Coming to the front, on the right lower half of the module, there are two buttons each for volume and tempo control. The upper part has 10 buttons in a row, labeled 1-9 with the final one labeled 10/0. The lower row has a metronome selection button, song and kit selection buttons, a start/stop push button to control playback and training sessions.
There are 10 pre-configured editable tracks, and these include the Yamaha Oak Custom, Vintage, Hard Rock, Funk, Session, Yamaha Maple Custom, R&B, Percussion, Jazz, and Marching. Any of these can be selected when the module is in Kit mode by pushing one of the ten buttons in the upper row. Users can also use the app to purchase over 1,000 songs.
Even though the preset kits are very handy for beginners and should also please more experienced users, they can be customized using any of the 169 sounds available which include 21 kick drums, 31 cymbals, 36 toms, 23 snare drums and 42 percussion instruments.
The overall sound and the response from the pedals and pads is quite impressive for this price range even though the pedals are difficult to keep in position without a carpeted floor. The positioning of the snare with respect to the hi-hat is a bit of an issue due to its rigidity and access to the module is also less than convenient as the hi-hat tends to droop sideways.
Watch this video to see the Yamaha DTX400K:
Configuring the settings
The Menu mode can be activated by pushing the Song and Kit buttons together. One of the seven setting menus can be chosen by pushing number 1-7 buttons. These menus in the ascending order include Metronome Settings, Kit Settings, MIDI Settings, Hi-hat Settings, Trigger Settings, Training Settings and Other Settings.
The trickiness of editing the module without a display can be judged from the laborious process one has to go through to change the volume.

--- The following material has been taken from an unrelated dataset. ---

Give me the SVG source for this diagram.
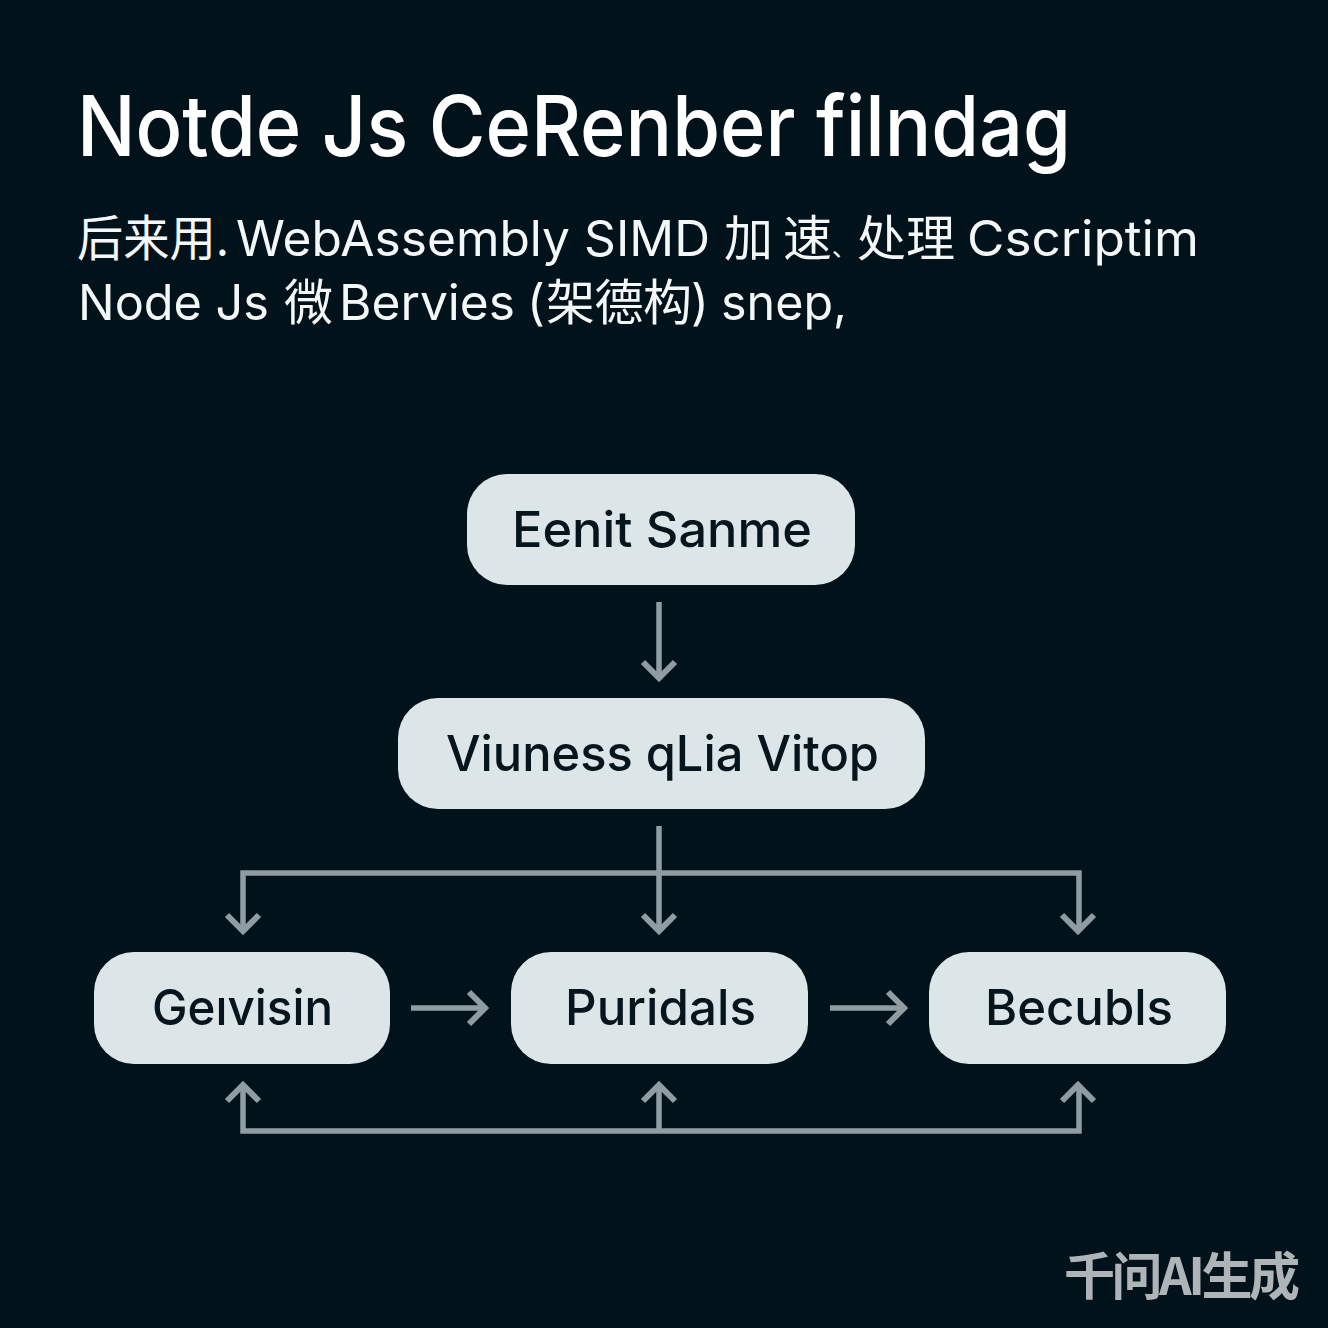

After entering the Menu mode, the user has to press the button numbered ‘2’ to enter the Kit mode. This makes the first five buttons in the row flash indicating the number of options available; five in this case. Pressing ‘2’ again enters the ‘Pad volume’ mode, as the buttons flash again to show the current volume level. After this whole procedure, you are finally able to change the volume by pressing the number buttons.
Thinking about checking out some other electronic drum sets? Read our electronic drum set reviews guide!
The Yamaha DTX400K is an amazing kit for the amateur drummer, especially considering the other electronic kits in the price range. On the down side, the kit is quite inflexible thanks to metal rods, and the mini-jack audio outputs make the module feel a little shabby. The LEDs are also a drawback, but after some playing experience, the drummer gets used to it.
Overall, the built-in features are pretty good, allowing beginners to start learning drums without going into the technicalities of the instruments much. It should be pointed out that both the snare and kick drum pads can be bought separately if the user wishes to upgrade to even better-quality parts. The beater-less pedal and headphone audio outputs are great additions, as they allow the drum kit to be played without disturbing the fussy neighbors too much. All in all, the Yamaha DTX400K is one of the best kits out there on the market.